= How Interesting: A Tiny Man =

2010 short story by Harlan Ellison, originally published in Realms of Fantasy

"How Interesting: A Tiny Man" is a 2010 science fiction/magical realism short story by American writer Harlan Ellison. It was first published in Realms of Fantasy.

==Plot summary==
A scientist creates a tiny man. The tiny man is initially very popular, but then draws the hatred of the world, and so the tiny man must flee, together with the scientist (who is now likewise hated, for having created the tiny man).

==Reception==
"How Interesting: A Tiny Man" won the 2010 Nebula Award for Best Short Story, tied with Kij Johnson's "Ponies". It was Ellison's final Nebula nomination and win, of his record-setting eight nominations and three wins.

Tor.com calls the story "deceptively simple", with "execution (that) is flawless" and a "Geppetto-like" narrator, while Publishers Weekly describes it as "memorably depict(ing) humanity's smallness of spirit". The SF Site, however, felt it was "contrived and less than profound".

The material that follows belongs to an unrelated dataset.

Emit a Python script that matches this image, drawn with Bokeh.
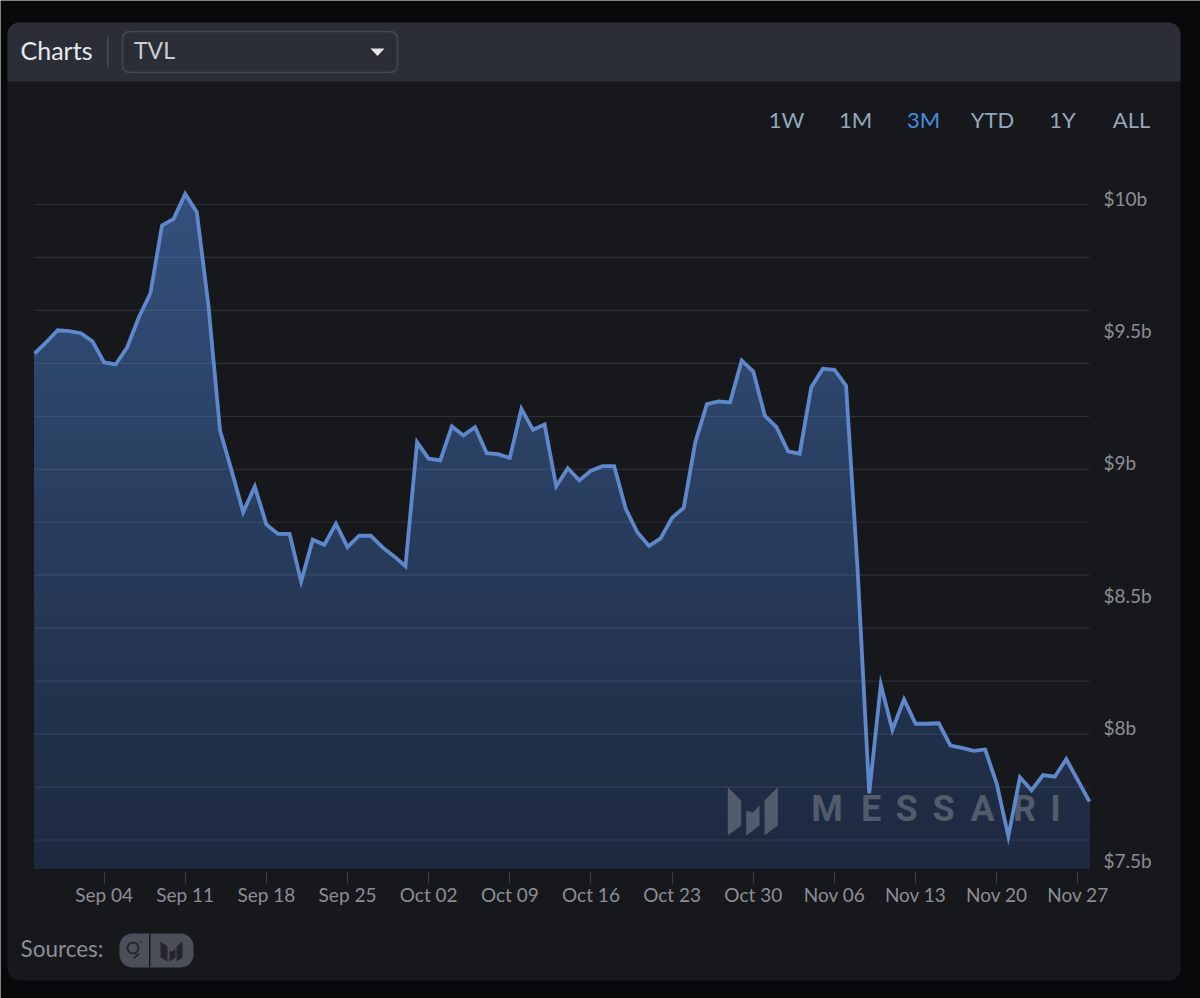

Nick Mamatas compared "How Interesting: A Tiny Man" negatively to Ellison's other Nebula-winning short stories, and stated that the story's two mutually exclusive endings (in one, the tiny man is killed; in the other, he becomes God) are evocative of the process of writing short stories. Ben Peek considered it to be "more allegory than (...) anything else", and interpreted it as being about how the media "give(s) everyone a voice", and also about how Ellison was treated by science fiction fandom.